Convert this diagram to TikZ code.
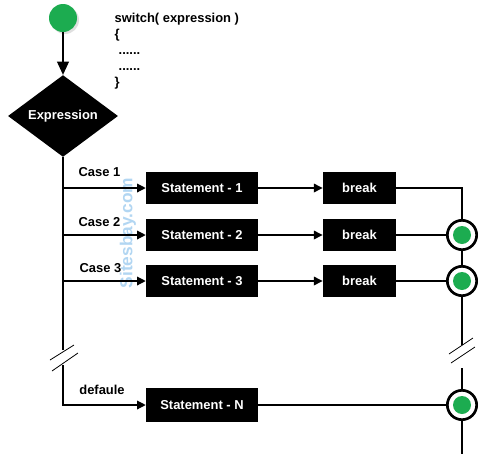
\documentclass[tikz,border=0pt]{standalone}
\usepackage{fontspec}
\setmainfont{Liberation Sans}
\usetikzlibrary{shapes.geometric,arrows.meta,shadows}
\definecolor{dotgreen}{RGB}{28,172,80}
\definecolor{wmblue}{RGB}{178,214,242}
\tikzset{
	every node/.style={font=\fontsize{9.7}{12}\selectfont\bfseries},
	stmt/.style={fill=black, text=white, minimum width=84pt, minimum height=23.5pt, inner sep=0pt},
	brkbox/.style={fill=black, text=white, minimum width=55pt, minimum height=24pt, inner sep=0pt},
	endpt/.style={circle, draw=black, line width=2pt, fill=white, minimum size=22pt, inner sep=0pt,
		path picture={\fill[dotgreen] (path picture bounding box.center) circle (6.75pt);}},
	flow/.style={line width=0.9pt},
	tip/.style={flow, -{Triangle[length=6.5pt,width=6.5pt]}},
	cut/.style={line width=0.6pt},
}
\begin{document}
\begin{tikzpicture}[x=0.75pt, y=-0.75pt]
	\useasboundingbox (0,0) rectangle (490,454);
	% 水印
	\node[rotate=90, text=wmblue, font=\fontsize{13}{13}\selectfont\bfseries] (wm) at (128,233) {Sitesbay.com};
	% 起点, switch 语句, 判断
	\node[circle, fill=dotgreen, minimum size=21pt, inner sep=0pt, drop shadow={shadow xshift=1.5pt, shadow yshift=-1.5pt, fill=black!25}] (start) at (63,18) {};
	\node[anchor=north west, align=left] (code) at (110,8) {switch( expression )\\\{\\\hspace{3pt}......\\\hspace{3pt}......\\\}};
	\node[diamond, fill=black, text=white, minimum width=82.5pt, minimum height=55pt, inner sep=0pt] (expr) at (63,116) {Expression};
	\draw[flow, -{Triangle[length=10pt,width=9pt]}] (start) -- (expr);
	% 各分支语句
	\node[stmt] (s1) at (202,188) {Statement - 1};
	\node[stmt] (s2) at (202,235) {Statement - 2};
	\node[stmt] (s3) at (202,281) {Statement - 3};
	\node[stmt, minimum height=26pt] (sn) at (202,405) {Statement - N};
	\node[brkbox] (b1) at (359.5,188) {break};
	\node[brkbox] (b2) at (359.5,235) {break};
	\node[brkbox] (b3) at (359.5,281) {break};
	% 左侧主线
	\coordinate (c1) at (63,188);
	\coordinate (c2) at (63,235);
	\coordinate (c3) at (63,281);
	\coordinate (g1) at (63,350);
	\coordinate (g2) at (63,365);
	\coordinate (c4) at (63,405);
	\draw[flow] (expr.south) -- (g1);
	\draw[tip] (g2) -- (c4) -- (sn);
	\draw[tip] (c1) -- (s1);
	\draw[tip] (c2) -- (s2);
	\draw[tip] (c3) -- (s3);
	\node (l1) at (99.5,172) {Case 1};
	\node (l2) at (99.5,222) {Case 2};
	\node (l3) at (100.5,268) {Case 3};
	\node (ld) at (102,390) {defaule};
	\draw[cut] (50,360) -- (74,345);
	\draw[cut] (52,371) -- (78,353);
	% 语句到 break
	\draw[tip] (s1) -- (b1);
	\draw[tip] (s2) -- (b2);
	\draw[tip] (s3) -- (b3);
	% 右侧汇合
	\coordinate (r1) at (462,188);
	\node[endpt] (e1) at (462,235) {};
	\node[endpt] (e2) at (462,281) {};
	\node[endpt] (e3) at (462,405) {};
	\coordinate (r2) at (462,345);
	\coordinate (r3) at (462,368);
	\coordinate (r4) at (462,454);
	\draw[flow] (b1) -- (r1) -- (e1);
	\draw[flow] (b2) -- (e1);
	\draw[flow] (b3) -- (e2);
	\draw[flow] (sn) -- (e3);
	\draw[flow] (e1) -- (e2);
	\draw[flow] (e2) -- (r2);
	\draw[flow] (r3) -- (e3);
	\draw[flow] (e3) -- (r4);
	\draw[cut] (449,354) -- (473,338);
	\draw[cut] (451,363) -- (475,347);
\end{tikzpicture}
\end{document}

§ §

→ Job:
Output the data above without changes, apart from leaving out the pictures.

→ Task solution:
Convert this diagram to TikZ code.
\documentclass[tikz,border=0pt]{standalone}
\usepackage{fontspec}
\setmainfont{Liberation Sans}
\usetikzlibrary{shapes.geometric,arrows.meta,shadows}
\definecolor{dotgreen}{RGB}{28,172,80}
\definecolor{wmblue}{RGB}{178,214,242}
\tikzset{
	every node/.style={font=\fontsize{9.7}{12}\selectfont\bfseries},
	stmt/.style={fill=black, text=white, minimum width=84pt, minimum height=23.5pt, inner sep=0pt},
	brkbox/.style={fill=black, text=white, minimum width=55pt, minimum height=24pt, inner sep=0pt},
	endpt/.style={circle, draw=black, line width=2pt, fill=white, minimum size=22pt, inner sep=0pt,
		path picture={\fill[dotgreen] (path picture bounding box.center) circle (6.75pt);}},
	flow/.style={line width=0.9pt},
	tip/.style={flow, -{Triangle[length=6.5pt,width=6.5pt]}},
	cut/.style={line width=0.6pt},
}
\begin{document}
\begin{tikzpicture}[x=0.75pt, y=-0.75pt]
	\useasboundingbox (0,0) rectangle (490,454);
	% 水印
	\node[rotate=90, text=wmblue, font=\fontsize{13}{13}\selectfont\bfseries] (wm) at (128,233) {Sitesbay.com};
	% 起点, switch 语句, 判断
	\node[circle, fill=dotgreen, minimum size=21pt, inner sep=0pt, drop shadow={shadow xshift=1.5pt, shadow yshift=-1.5pt, fill=black!25}] (start) at (63,18) {};
	\node[anchor=north west, align=left] (code) at (110,8) {switch( expression )\\\{\\\hspace{3pt}......\\\hspace{3pt}......\\\}};
	\node[diamond, fill=black, text=white, minimum width=82.5pt, minimum height=55pt, inner sep=0pt] (expr) at (63,116) {Expression};
	\draw[flow, -{Triangle[length=10pt,width=9pt]}] (start) -- (expr);
	% 各分支语句
	\node[stmt] (s1) at (202,188) {Statement - 1};
	\node[stmt] (s2) at (202,235) {Statement - 2};
	\node[stmt] (s3) at (202,281) {Statement - 3};
	\node[stmt, minimum height=26pt] (sn) at (202,405) {Statement - N};
	\node[brkbox] (b1) at (359.5,188) {break};
	\node[brkbox] (b2) at (359.5,235) {break};
	\node[brkbox] (b3) at (359.5,281) {break};
	% 左侧主线
	\coordinate (c1) at (63,188);
	\coordinate (c2) at (63,235);
	\coordinate (c3) at (63,281);
	\coordinate (g1) at (63,350);
	\coordinate (g2) at (63,365);
	\coordinate (c4) at (63,405);
	\draw[flow] (expr.south) -- (g1);
	\draw[tip] (g2) -- (c4) -- (sn);
	\draw[tip] (c1) -- (s1);
	\draw[tip] (c2) -- (s2);
	\draw[tip] (c3) -- (s3);
	\node (l1) at (99.5,172) {Case 1};
	\node (l2) at (99.5,222) {Case 2};
	\node (l3) at (100.5,268) {Case 3};
	\node (ld) at (102,390) {defaule};
	\draw[cut] (50,360) -- (74,345);
	\draw[cut] (52,371) -- (78,353);
	% 语句到 break
	\draw[tip] (s1) -- (b1);
	\draw[tip] (s2) -- (b2);
	\draw[tip] (s3) -- (b3);
	% 右侧汇合
	\coordinate (r1) at (462,188);
	\node[endpt] (e1) at (462,235) {};
	\node[endpt] (e2) at (462,281) {};
	\node[endpt] (e3) at (462,405) {};
	\coordinate (r2) at (462,345);
	\coordinate (r3) at (462,368);
	\coordinate (r4) at (462,454);
	\draw[flow] (b1) -- (r1) -- (e1);
	\draw[flow] (b2) -- (e1);
	\draw[flow] (b3) -- (e2);
	\draw[flow] (sn) -- (e3);
	\draw[flow] (e1) -- (e2);
	\draw[flow] (e2) -- (r2);
	\draw[flow] (r3) -- (e3);
	\draw[flow] (e3) -- (r4);
	\draw[cut] (449,354) -- (473,338);
	\draw[cut] (451,363) -- (475,347);
\end{tikzpicture}
\end{document}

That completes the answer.